Brazylia nie przestaje zaskakiwać. Piłka siatkówka jest tam niezwykle popularna, a część sympatykom futbolu chyba za bardzo wczuła się w rolę. Podczas jednego z ostatnich meczów Superligi pomiędzy zawodniczkami Fluminense i Flamengo niewielka grupa kibiców odpaliła race. Mecz przerwano, a służby porządkowe musiały zająć się częścią chuliganów.
Ze stadionów do hal?
Sezony klubowe w pełni, a komicznych i absurdalnych sytuacji nie brakuje, także tych z udziałem sympatyków dyscypliny. Tym razem sprawy nieco wymknęły się spod kontroli podczas jednego z meczów w Ameryce Południowej. Nie od dziś wiadomo, że Brazylia rządzi się własną kulturą kibicowania, najwyraźniej jednak część kibiców pomyliła ostatnio halę sportową ze stadionem.
Do absurdalnego, i w gruncie rzeczy niebezpiecznego, występku doszło podczas ostatnio odrabianego meczu 2. kolejki Superligi siatkarek pomiędzy Fluminense FC a Flamengo. Jak podała obecna na meczu dziennikarka Globo TV Livia Laranjeira, do zdarzenia miało dojść pod koniec drugiego seta. Grupa kibiców gospodyń odpaliła race. Incydent ten spotkał się z bardzo ostrą reakcją pozostałej publiczności, a mecz tymczasowo przerwano.

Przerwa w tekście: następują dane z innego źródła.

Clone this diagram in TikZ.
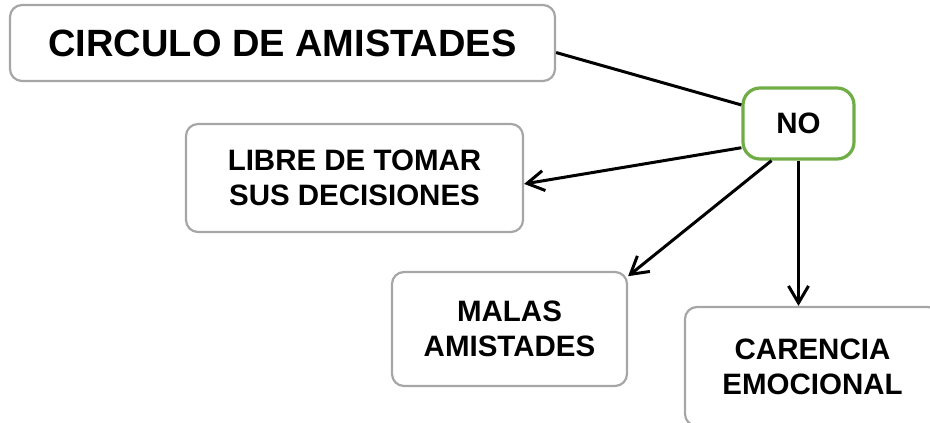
\documentclass[tikz,border=0pt]{standalone}
\usepackage{fontspec}
\setmainfont{Liberation Sans}
\usepackage{xcolor}
\usepackage{tikz}
\usetikzlibrary{arrows.meta}
\definecolor{bordegris}{HTML}{A6A6A6}
\definecolor{bordeverde}{HTML}{70AD47}

\begin{document}
\begin{tikzpicture}[x=1pt,y=-1pt,
 caja/.style={draw=bordegris, line width=2.2pt, rounded corners=12pt, align=center, inner sep=0pt, font=\bfseries\fontsize{29.5}{35}\selectfont},
 cajano/.style={caja, draw=bordeverde, line width=3.2pt, rounded corners=17pt},
 flecha/.style={line width=3pt, -{Straight Barb[length=17pt,width=20pt,line width=3pt]}}]
\useasboundingbox (0,0) rectangle (930,423);
\node[caja, minimum width=545pt, minimum height=76pt, font=\bfseries\fontsize{38}{45}\selectfont] (circulo) at (282.5,43) {CIRCULO DE AMISTADES};
\node[cajano, minimum width=111pt, minimum height=71pt] (no) at (798.5,123.5) {NO};
\node[caja, minimum width=337pt, minimum height=108pt] (libre) at (354.5,178) {LIBRE DE TOMAR\\SUS DECISIONES};
\node[caja, minimum width=235pt, minimum height=114pt] (malas) at (509.5,329) {MALAS\\AMISTADES};
\node[caja, minimum width=255pt, minimum height=119pt] (carencia) at (812.5,366.5) {CARENCIA\\EMOCIONAL};

\draw[line width=3pt] (circulo.-2) -- (no.162);
\draw[flecha] (no.203) -- (libre.-2);
\draw[flecha] (no.234) -- (malas.24);
\draw[flecha] (no.south) -- (no.south |- carencia.north);
\end{tikzpicture}
\end{document}
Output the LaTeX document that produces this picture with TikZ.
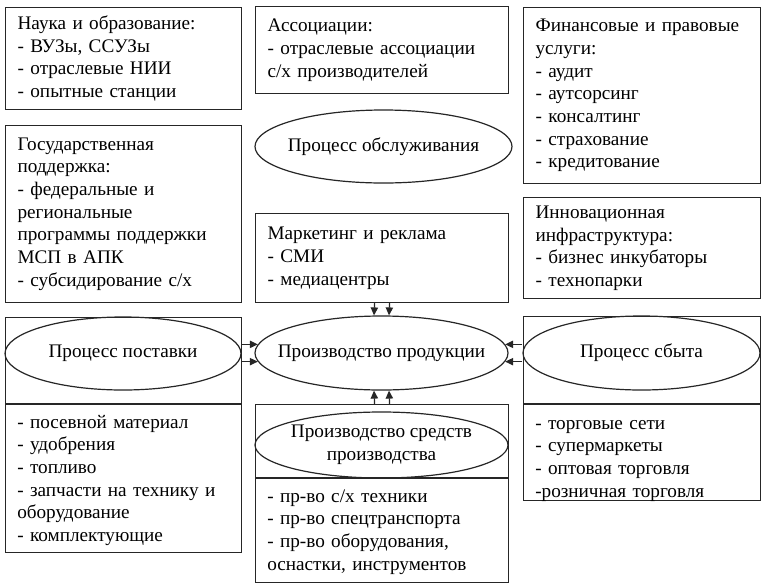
\documentclass[tikz,border=0pt]{standalone}
\usepackage{fontspec}
\setmainfont{Liberation Serif}
\usetikzlibrary{shapes.geometric,arrows.meta,calc}
\newcommand{\zw}[1]{\makebox[0pt]{#1}}
\begin{document}
\begin{tikzpicture}[x=0.75pt,y=-0.75pt,
  every node/.style={font=\fontsize{14.4}{17}\selectfont},
  ln/.style={line width=0.9pt, draw=black!85},
  box/.style={ln, draw, rectangle, anchor=north west, align=left, inner xsep=9pt, inner ysep=0pt},
  frame/.style={ln, draw, rectangle, anchor=north west, inner sep=0pt},
  proc/.style={ln, draw, ellipse, inner sep=0pt, align=center},
  list/.style={anchor=base west, align=left, inner xsep=9pt, inner ysep=0pt},
  arr/.style={ln, -{Triangle[length=6pt,width=5.5pt]}}
]
\fill[white] (0,0) rectangle (767,586);
\useasboundingbox (0,0) rectangle (767,586);

% left column
\node[box, text width=159pt, minimum width=177pt, minimum height=76.5pt] (nauka) at (5,7)
  {Наука и образование:\\- ВУЗы, ССУЗы\\- отраслевые НИИ\\- опытные станции};
\node[box, text width=159pt, minimum width=177pt, minimum height=132.75pt] (gos) at (5,125)
  {Государственная\\поддержка:\\- федеральные и\\региональные\\программы поддержки\\МСП в АПК\\- субсидирование с/х};

% middle column
\node[box, text width=171.75pt, minimum width=189.75pt, minimum height=65.25pt] (assoc) at (255,6)
  {Ассоциации:\\- отраслевые ассоциации\\с/х производителей};
\node[proc, minimum width=192.75pt, minimum height=54.75pt] (obsl) at (383.5,146.5)
  {\zw{Процесс обслуживания}};
\node[box, text width=171.75pt, minimum width=189.75pt, minimum height=66.75pt] (mkt) at (255,213)
  {Маркетинг и реклама\\- СМИ\\- медиацентры};

% right column
\node[box, text width=159.75pt, minimum width=177.75pt, minimum height=132pt] (fin) at (523,7)
  {Финансовые и правовые\\услуги:\\- аудит\\- аутсорсинг\\- консалтинг\\- страхование\\- кредитование};
\node[box, text width=159.75pt, minimum width=177.75pt, minimum height=75.75pt] (innov) at (523,197)
  {Инновационная\\инфраструктура:\\- бизнес инкубаторы\\- технопарки};

% central process
\node[proc, minimum width=189.75pt, minimum height=55.5pt] (prod) at (381.5,353)
  {\zw{Производство продукции}};

% supply (left)
\node[frame, minimum width=177pt, minimum height=176.25pt] (supF) at (5,317) {};
\node[proc, minimum width=177pt, minimum height=54.75pt] (sup) at (123,353.5) {\zw{Процесс поставки}};
\coordinate (supD) at (5,404);
\draw[ln] (supD) -- (supD -| supF.east);
\node[list, text width=159pt] (supL) at (5,428)
  {- посевной материал\\- удобрения\\- топливо\\- запчасти на технику и\\оборудование\\- комплектующие};

% sales (right)
\node[frame, minimum width=177.75pt, minimum height=138pt] (salF) at (523,316) {};
\node[proc, minimum width=177.75pt, minimum height=55.5pt] (sal) at (641.5,353) {\zw{Процесс сбыта}};
\coordinate (salD) at (523,404);
\draw[ln] (salD) -- (salD -| salF.east);
\node[list, text width=159.75pt] (salL) at (523,429)
  {- торговые сети\\- супермаркеты\\- оптовая торговля\\-розничная торговля};

% means of production (bottom)
\node[frame, minimum width=189.75pt, minimum height=133.5pt] (sprF) at (255,404) {};
\node[proc, minimum width=189.75pt, minimum height=49.5pt] (spr) at (381.5,445)
  {\zw{Производство средств}\\\zw{производства}};
\coordinate (sprD) at (255,478);
\draw[ln] (sprD) -- (sprD -| sprF.east);
\node[list, text width=171.75pt] (sprL) at (255,502)
  {- пр-во с/х техники\\- пр-во спецтранспорта\\- пр-во оборудования,\\оснастки, инструментов};

% arrows
\draw[arr] ($(mkt.south)+(-7.5,0)$) -- ($(prod.north)+(-7.5,0)$);
\draw[arr] ($(mkt.south)+(7.5,0)$) -- ($(prod.north)+(7.5,0)$);
\draw[arr] ($(sprF.north)+(-7.5,0)$) -- ($(prod.south)+(-7.5,0)$);
\draw[arr] ($(sprF.north)+(7.5,0)$) -- ($(prod.south)+(7.5,0)$);
\draw[arr] (prod.176 -| sup.east) -- (prod.176);
\draw[arr] (prod.184 -| sup.east) -- (prod.184);
\draw[arr] (prod.4 -| sal.west) -- (prod.4);
\draw[arr] (prod.356 -| sal.west) -- (prod.356);
\end{tikzpicture}
\end{document}
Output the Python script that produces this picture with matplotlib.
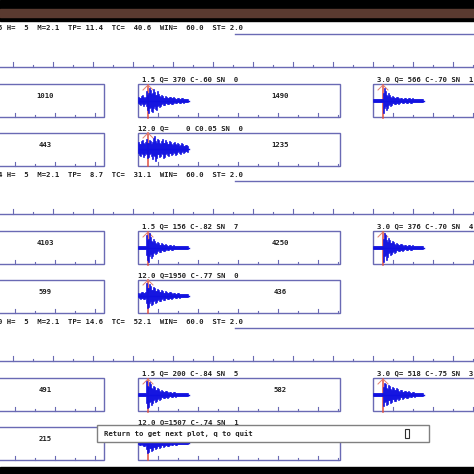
import matplotlib
matplotlib.use("Agg")
import matplotlib.pyplot as plt
from matplotlib.patches import Rectangle

# Datos de la pantalla (tres estaciones)
cabeceras = [
    "5 H=  5  M=2.1  TP= 11.4  TC=  40.6  WIN=  60.0  ST= 2.0",
    "4 H=  5  M=2.1  TP=  8.7  TC=  31.1  WIN=  60.0  ST= 2.0",
    "0 H=  5  M=2.1  TP= 14.6  TC=  52.1  WIN=  60.0  ST= 2.0",
]
num_a1 = ["1010", "4103", "491"]
num_b1 = ["1490", "4250", "582"]
num_a2 = ["443", "599", "215"]
num_b2 = ["1235", "436", ""]
tit_b1 = ["1.5 Q= 370 C-.60 SN  0", "1.5 Q= 156 C-.82 SN  7", "1.5 Q= 200 C-.84 SN  5"]
tit_c1 = ["3.0 Q= 566 C-.70 SN  1", "3.0 Q= 376 C-.70 SN  4", "3.0 Q= 518 C-.75 SN  3"]
tit_b2 = ["12.0 Q=    0 C0.05 SN  0", "12.0 Q=1950 C-.77 SN  0", "12.0 Q=1507 C-.74 SN  1"]

# Envolventes aproximadas de las trazas (amplitud en px)
env_b1 = [
    [3, 4, 5, 3, 9, 12, 10, 11, 8, 9, 6, 5, 4, 4, 3, 3, 3, 3, 2, 2, 2, 2, 2, 1, 1],
    [1, 1, 1, 1, 12, 14, 10, 8, 6, 5, 4, 4, 3, 3, 2, 2, 2, 2, 1, 1, 1, 1, 1, 1, 1],
    [1, 1, 1, 1, 13, 12, 10, 8, 7, 6, 5, 4, 3, 3, 3, 2, 2, 2, 2, 1, 1, 1, 1, 1, 1],
]
env_c1 = [
    [1, 1, 1, 1, 1, 12, 9, 7, 5, 4, 3, 3, 3, 2, 2, 2, 2, 2, 2, 2, 1, 1, 1, 1, 1],
    [1, 1, 1, 1, 1, 14, 12, 9, 7, 6, 5, 4, 3, 3, 3, 2, 2, 2, 2, 2, 1, 1, 1, 1, 1],
    [1, 1, 1, 1, 1, 11, 10, 9, 8, 7, 6, 6, 5, 4, 4, 3, 3, 3, 2, 2, 2, 1, 1, 1, 1],
]
env_b2 = [
    [6, 7, 8, 6, 9, 8, 7, 10, 12, 9, 8, 7, 9, 8, 6, 7, 6, 5, 6, 5, 4, 5, 4, 3, 3],
    [2, 3, 3, 3, 12, 11, 9, 8, 7, 6, 5, 5, 4, 4, 3, 3, 3, 2, 2, 2, 2, 1, 1, 1, 1],
    [2, 2, 3, 3, 10, 9, 8, 7, 6, 5, 5, 4, 4, 3, 3, 3, 2, 2, 2, 2, 1, 1, 1, 1, 1],
]

AZUL = "#6a6ab4"
FUENTE = dict(family="DejaVu Sans Mono", fontweight="bold", fontsize=5.2, color="#202020")

fig = plt.figure(figsize=(4.74, 4.74), dpi=100)
ax = fig.add_axes([0, 0, 1, 1])
ax.set_xlim(0, 474)
ax.set_ylim(474, 0)
ax.axis("off")

# Marco superior e inferior
ax.add_patch(Rectangle((0, 0), 474, 21, color="black"))
ax.add_patch(Rectangle((0, 9), 474, 8, color="#5a3a30"))
ax.add_patch(Rectangle((0, 467), 474, 7, color="black"))


def caja(x0, y0, w, h):
    ax.add_patch(Rectangle((x0, y0), w, h, fill=False, ec=AZUL, lw=1))
    for i, xt in enumerate(range(int(x0) + 20, int(x0 + w), 20)):
        largo = 4 if i % 2 == 0 else 2
        ax.plot([xt, xt], [y0 + h, y0 + h - largo], color=AZUL, lw=0.8)


def traza(x0, yc, env, xpico):
    ax.plot([xpico, xpico], [yc - 16, yc + 17], color="#e05040", lw=1.1, zorder=1)
    ax.plot([xpico - 5, xpico, xpico + 5], [yc - 11, yc - 16, yc - 11], color="#e08070", lw=0.7)
    for i, a in enumerate(env):
        for k in range(2):
            x = x0 + i * 2 + k
            s = 1 if (i + k) % 2 == 0 else -1
            ax.plot([x, x], [yc + s * 0.6 * a, yc - s * a], color="#1010e0", lw=1.2, zorder=2)
    ax.plot([x0, x0 + len(env) * 2], [yc, yc], color="#1010e0", lw=1.0, zorder=2)


for g in range(3):
    dy = g * 147
    # cabecera
    ax.text(-2, 31 + dy, cabeceras[g], ha="left", va="bottom", **FUENTE)
    ax.plot([235, 474], [34 + dy, 34 + dy], color=AZUL, lw=1)
    # eje de tiempo
    ya = 67 + dy
    ax.plot([0, 474], [ya, ya], color=AZUL, lw=1)
    for i, xt in enumerate(range(13, 474, 20)):
        largo = 5 if i % 2 == 0 else 2
        ax.plot([xt, xt], [ya, ya - largo], color=AZUL, lw=0.8)
    # fila 1
    caja(-5, 84 + dy, 109, 33)
    caja(138, 84 + dy, 202, 33)
    caja(373, 84 + dy, 110, 33)
    ax.text(45, 96 + dy, num_a1[g], ha="center", va="center", **FUENTE)
    ax.text(280, 96 + dy, num_b1[g], ha="center", va="center", **FUENTE)
    ax.text(142, 82 + dy, tit_b1[g], ha="left", va="bottom", **FUENTE)
    ax.text(377, 82 + dy, tit_c1[g], ha="left", va="bottom", **FUENTE)
    traza(139, 101 + dy, env_b1[g], 148)
    traza(374, 101 + dy, env_c1[g], 383)
    # fila 2
    caja(-5, 133 + dy, 109, 33)
    caja(138, 133 + dy, 202, 33)
    ax.text(45, 145 + dy, num_a2[g], ha="center", va="center", **FUENTE)
    ax.text(280, 145 + dy, num_b2[g], ha="center", va="center", **FUENTE)
    ax.text(138, 131 + dy, tit_b2[g], ha="left", va="bottom", **FUENTE)
    traza(139, 149 + dy, env_b2[g], 148)

# Diálogo
ax.add_patch(Rectangle((97, 425), 332, 17, fc="white", ec="#808080", lw=1, zorder=5))
ax.text(104, 434, "Return to get next plot, q to quit", ha="left", va="center", zorder=6, **FUENTE)
ax.add_patch(Rectangle((405, 429), 4, 9, fill=False, ec="#303030", lw=0.8, zorder=6))

fig.savefig("out.png", dpi=100)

Na reakcję służb porządkowych również nie trzeba było długo czekać. Ochrona wdała się w szarpaninę z grupą nieokiełznanych pseudokibiców, a ostatecznie paru z nich zdecydowano się wyprowadzić z hali. Same zawodniczki również podniosły się z miejsc, prosząc chuliganów o opuszczenie obiektu. Ostatecznie mecz wznowiono, a całość padła łupem Flamengo – 3:0. Hala to ewidentnie nie miejsce odpowiednie dla szpaleru rac, nie mówiąc już o tym, że liczba niezadowolonych względem tego typu zachowań rośnie również na stadionach całego świata.